··· RECORDS SUPPLIED

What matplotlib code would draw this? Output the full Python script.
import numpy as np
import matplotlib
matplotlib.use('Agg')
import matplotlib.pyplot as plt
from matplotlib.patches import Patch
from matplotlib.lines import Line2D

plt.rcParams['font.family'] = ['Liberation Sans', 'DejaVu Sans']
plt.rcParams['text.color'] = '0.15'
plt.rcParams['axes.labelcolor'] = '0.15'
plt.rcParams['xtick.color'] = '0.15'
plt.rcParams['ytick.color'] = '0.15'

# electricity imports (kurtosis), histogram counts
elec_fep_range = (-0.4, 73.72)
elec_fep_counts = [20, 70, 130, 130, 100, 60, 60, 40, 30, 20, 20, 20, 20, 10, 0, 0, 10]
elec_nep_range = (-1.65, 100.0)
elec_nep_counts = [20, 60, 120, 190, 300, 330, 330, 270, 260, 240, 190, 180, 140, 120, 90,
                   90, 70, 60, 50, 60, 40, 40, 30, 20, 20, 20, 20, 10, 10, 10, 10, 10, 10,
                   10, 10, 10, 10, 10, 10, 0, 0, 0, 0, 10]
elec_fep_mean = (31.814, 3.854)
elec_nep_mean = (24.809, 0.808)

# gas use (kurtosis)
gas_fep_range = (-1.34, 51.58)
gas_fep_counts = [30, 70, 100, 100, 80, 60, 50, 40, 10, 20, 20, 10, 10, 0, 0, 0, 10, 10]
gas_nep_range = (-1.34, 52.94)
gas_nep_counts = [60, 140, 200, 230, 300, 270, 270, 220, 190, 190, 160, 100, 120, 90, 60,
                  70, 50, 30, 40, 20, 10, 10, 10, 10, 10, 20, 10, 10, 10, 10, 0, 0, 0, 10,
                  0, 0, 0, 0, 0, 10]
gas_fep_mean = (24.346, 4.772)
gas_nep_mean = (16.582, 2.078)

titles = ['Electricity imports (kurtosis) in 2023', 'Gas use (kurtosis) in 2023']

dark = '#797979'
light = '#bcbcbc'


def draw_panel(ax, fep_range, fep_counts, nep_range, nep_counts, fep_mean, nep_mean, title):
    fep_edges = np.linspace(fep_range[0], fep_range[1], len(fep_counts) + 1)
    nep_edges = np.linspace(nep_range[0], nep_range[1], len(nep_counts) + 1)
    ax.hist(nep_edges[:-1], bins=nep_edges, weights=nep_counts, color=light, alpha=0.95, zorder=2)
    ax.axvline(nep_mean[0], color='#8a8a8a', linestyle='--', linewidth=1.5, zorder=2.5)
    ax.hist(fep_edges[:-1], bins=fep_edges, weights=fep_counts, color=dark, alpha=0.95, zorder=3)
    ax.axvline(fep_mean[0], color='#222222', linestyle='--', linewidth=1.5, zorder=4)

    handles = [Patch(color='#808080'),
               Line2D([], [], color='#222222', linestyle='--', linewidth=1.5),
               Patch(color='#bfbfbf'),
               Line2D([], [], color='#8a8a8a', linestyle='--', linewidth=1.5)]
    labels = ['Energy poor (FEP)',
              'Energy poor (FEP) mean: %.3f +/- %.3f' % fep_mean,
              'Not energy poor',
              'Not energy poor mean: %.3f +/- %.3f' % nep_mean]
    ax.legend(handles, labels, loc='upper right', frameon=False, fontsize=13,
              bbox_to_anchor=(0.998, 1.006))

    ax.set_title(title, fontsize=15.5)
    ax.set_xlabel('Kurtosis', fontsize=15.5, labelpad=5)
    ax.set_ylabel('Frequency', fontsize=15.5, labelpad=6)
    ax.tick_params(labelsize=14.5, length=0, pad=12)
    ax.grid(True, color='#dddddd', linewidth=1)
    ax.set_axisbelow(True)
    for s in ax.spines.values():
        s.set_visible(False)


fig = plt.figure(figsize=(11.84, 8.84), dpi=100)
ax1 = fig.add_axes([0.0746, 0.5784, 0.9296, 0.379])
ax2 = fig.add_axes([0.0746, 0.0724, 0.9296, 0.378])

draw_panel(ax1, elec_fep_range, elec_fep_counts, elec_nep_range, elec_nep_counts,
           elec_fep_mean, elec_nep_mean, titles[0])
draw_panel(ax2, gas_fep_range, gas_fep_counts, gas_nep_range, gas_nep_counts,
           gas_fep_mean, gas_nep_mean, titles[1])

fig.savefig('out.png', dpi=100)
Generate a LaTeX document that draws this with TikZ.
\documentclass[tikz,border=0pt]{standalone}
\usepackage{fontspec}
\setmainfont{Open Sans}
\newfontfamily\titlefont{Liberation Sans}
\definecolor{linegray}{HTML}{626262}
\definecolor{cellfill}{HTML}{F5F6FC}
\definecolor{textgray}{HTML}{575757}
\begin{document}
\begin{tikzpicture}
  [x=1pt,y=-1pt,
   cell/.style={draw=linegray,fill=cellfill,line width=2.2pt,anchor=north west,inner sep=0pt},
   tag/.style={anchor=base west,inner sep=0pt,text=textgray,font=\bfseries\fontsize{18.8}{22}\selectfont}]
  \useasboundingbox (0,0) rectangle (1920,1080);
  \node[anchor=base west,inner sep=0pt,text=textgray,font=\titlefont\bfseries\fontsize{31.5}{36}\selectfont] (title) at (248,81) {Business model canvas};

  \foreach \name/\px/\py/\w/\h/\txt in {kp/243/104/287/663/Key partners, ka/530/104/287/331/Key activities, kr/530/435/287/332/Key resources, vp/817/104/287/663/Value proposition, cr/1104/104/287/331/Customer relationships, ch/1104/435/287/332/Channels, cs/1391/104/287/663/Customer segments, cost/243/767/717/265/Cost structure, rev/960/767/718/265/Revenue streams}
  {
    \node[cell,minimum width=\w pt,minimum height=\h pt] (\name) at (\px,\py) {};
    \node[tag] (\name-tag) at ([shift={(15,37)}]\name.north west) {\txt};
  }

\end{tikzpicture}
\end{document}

······
··· RECORDS SUPPLIED

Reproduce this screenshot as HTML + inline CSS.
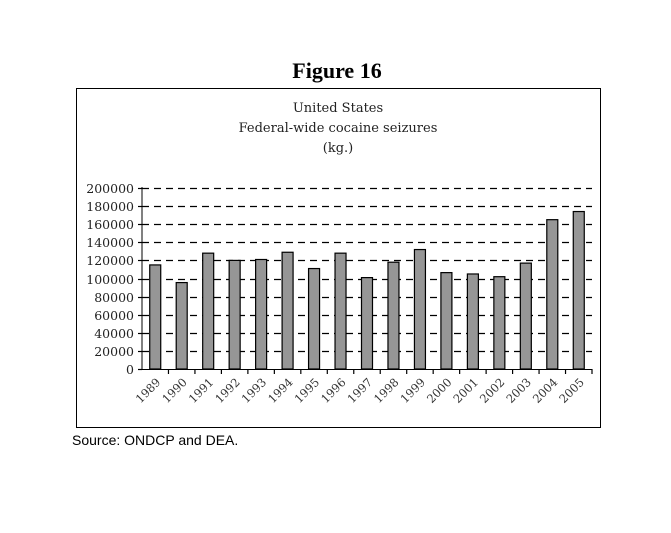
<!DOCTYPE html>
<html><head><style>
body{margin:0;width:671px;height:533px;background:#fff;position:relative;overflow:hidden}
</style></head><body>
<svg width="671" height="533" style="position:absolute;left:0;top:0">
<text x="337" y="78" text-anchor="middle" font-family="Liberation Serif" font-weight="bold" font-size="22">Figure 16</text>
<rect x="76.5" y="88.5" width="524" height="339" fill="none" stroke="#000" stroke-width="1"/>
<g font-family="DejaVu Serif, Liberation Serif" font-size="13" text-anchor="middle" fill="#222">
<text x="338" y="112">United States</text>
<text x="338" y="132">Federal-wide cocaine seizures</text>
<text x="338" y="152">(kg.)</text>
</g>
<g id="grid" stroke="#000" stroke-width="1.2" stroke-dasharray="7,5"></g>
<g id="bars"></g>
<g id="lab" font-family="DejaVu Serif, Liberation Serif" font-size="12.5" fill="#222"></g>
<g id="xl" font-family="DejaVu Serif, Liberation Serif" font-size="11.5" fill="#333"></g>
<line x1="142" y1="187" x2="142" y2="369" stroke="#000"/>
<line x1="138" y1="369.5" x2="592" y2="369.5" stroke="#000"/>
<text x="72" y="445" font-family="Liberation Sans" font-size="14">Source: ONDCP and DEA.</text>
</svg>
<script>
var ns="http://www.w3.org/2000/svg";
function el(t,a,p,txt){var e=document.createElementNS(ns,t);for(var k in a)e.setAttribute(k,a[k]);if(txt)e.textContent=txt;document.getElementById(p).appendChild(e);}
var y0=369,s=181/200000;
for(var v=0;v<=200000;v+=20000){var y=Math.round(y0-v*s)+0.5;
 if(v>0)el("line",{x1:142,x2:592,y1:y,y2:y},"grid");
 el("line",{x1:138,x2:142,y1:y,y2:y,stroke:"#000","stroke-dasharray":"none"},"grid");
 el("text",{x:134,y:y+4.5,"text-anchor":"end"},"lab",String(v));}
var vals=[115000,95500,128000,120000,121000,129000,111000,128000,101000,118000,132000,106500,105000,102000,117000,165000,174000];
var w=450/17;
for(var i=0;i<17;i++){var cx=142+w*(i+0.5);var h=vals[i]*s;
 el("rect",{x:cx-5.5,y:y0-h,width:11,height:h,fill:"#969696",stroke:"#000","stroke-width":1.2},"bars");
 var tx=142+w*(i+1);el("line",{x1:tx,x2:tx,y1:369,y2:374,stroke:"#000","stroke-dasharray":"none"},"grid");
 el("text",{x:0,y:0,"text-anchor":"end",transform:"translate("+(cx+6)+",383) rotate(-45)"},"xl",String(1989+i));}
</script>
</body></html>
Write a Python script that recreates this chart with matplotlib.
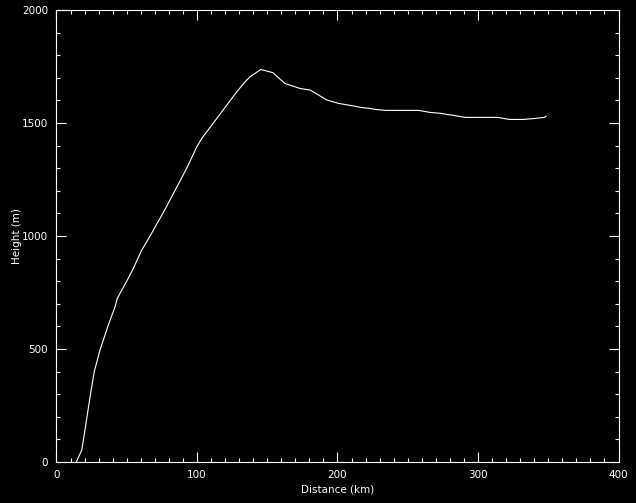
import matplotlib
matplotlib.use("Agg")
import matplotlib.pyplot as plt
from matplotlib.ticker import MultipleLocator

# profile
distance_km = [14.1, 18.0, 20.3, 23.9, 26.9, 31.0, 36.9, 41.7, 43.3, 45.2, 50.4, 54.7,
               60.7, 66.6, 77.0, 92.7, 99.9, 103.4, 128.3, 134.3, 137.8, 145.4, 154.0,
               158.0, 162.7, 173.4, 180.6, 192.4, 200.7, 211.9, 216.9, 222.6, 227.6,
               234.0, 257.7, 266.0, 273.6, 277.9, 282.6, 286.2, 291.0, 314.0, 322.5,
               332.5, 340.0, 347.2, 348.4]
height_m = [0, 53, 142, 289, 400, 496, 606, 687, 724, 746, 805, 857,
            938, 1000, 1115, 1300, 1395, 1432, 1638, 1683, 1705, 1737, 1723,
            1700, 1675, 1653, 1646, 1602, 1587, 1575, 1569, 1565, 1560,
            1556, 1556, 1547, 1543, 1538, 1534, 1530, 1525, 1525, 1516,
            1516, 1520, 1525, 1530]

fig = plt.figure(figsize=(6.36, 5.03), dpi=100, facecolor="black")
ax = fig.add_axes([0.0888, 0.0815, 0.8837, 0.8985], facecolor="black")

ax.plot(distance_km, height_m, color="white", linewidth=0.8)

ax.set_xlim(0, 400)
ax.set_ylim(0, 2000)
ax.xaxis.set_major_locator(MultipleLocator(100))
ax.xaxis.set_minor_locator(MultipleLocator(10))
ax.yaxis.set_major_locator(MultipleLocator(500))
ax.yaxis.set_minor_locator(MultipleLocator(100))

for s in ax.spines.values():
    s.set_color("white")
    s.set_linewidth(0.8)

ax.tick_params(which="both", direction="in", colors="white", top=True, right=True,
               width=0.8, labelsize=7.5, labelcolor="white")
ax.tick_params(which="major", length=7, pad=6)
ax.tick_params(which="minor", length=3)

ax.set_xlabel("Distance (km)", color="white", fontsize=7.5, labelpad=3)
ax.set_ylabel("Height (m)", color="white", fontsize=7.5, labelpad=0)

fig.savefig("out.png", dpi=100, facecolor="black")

······

- YOUR GOAL -
Only the lines from the one containing "What matplotlib code" through the one containing "from matplotlib.lines import Line2D" are to be extracted, exactly as they appear, with both ends included.

- PROBLEM SOLUTION -
What matplotlib code would draw this? Output the full Python script.
import numpy as np
import matplotlib
matplotlib.use('Agg')
import matplotlib.pyplot as plt
from matplotlib.patches import Patch
from matplotlib.lines import Line2D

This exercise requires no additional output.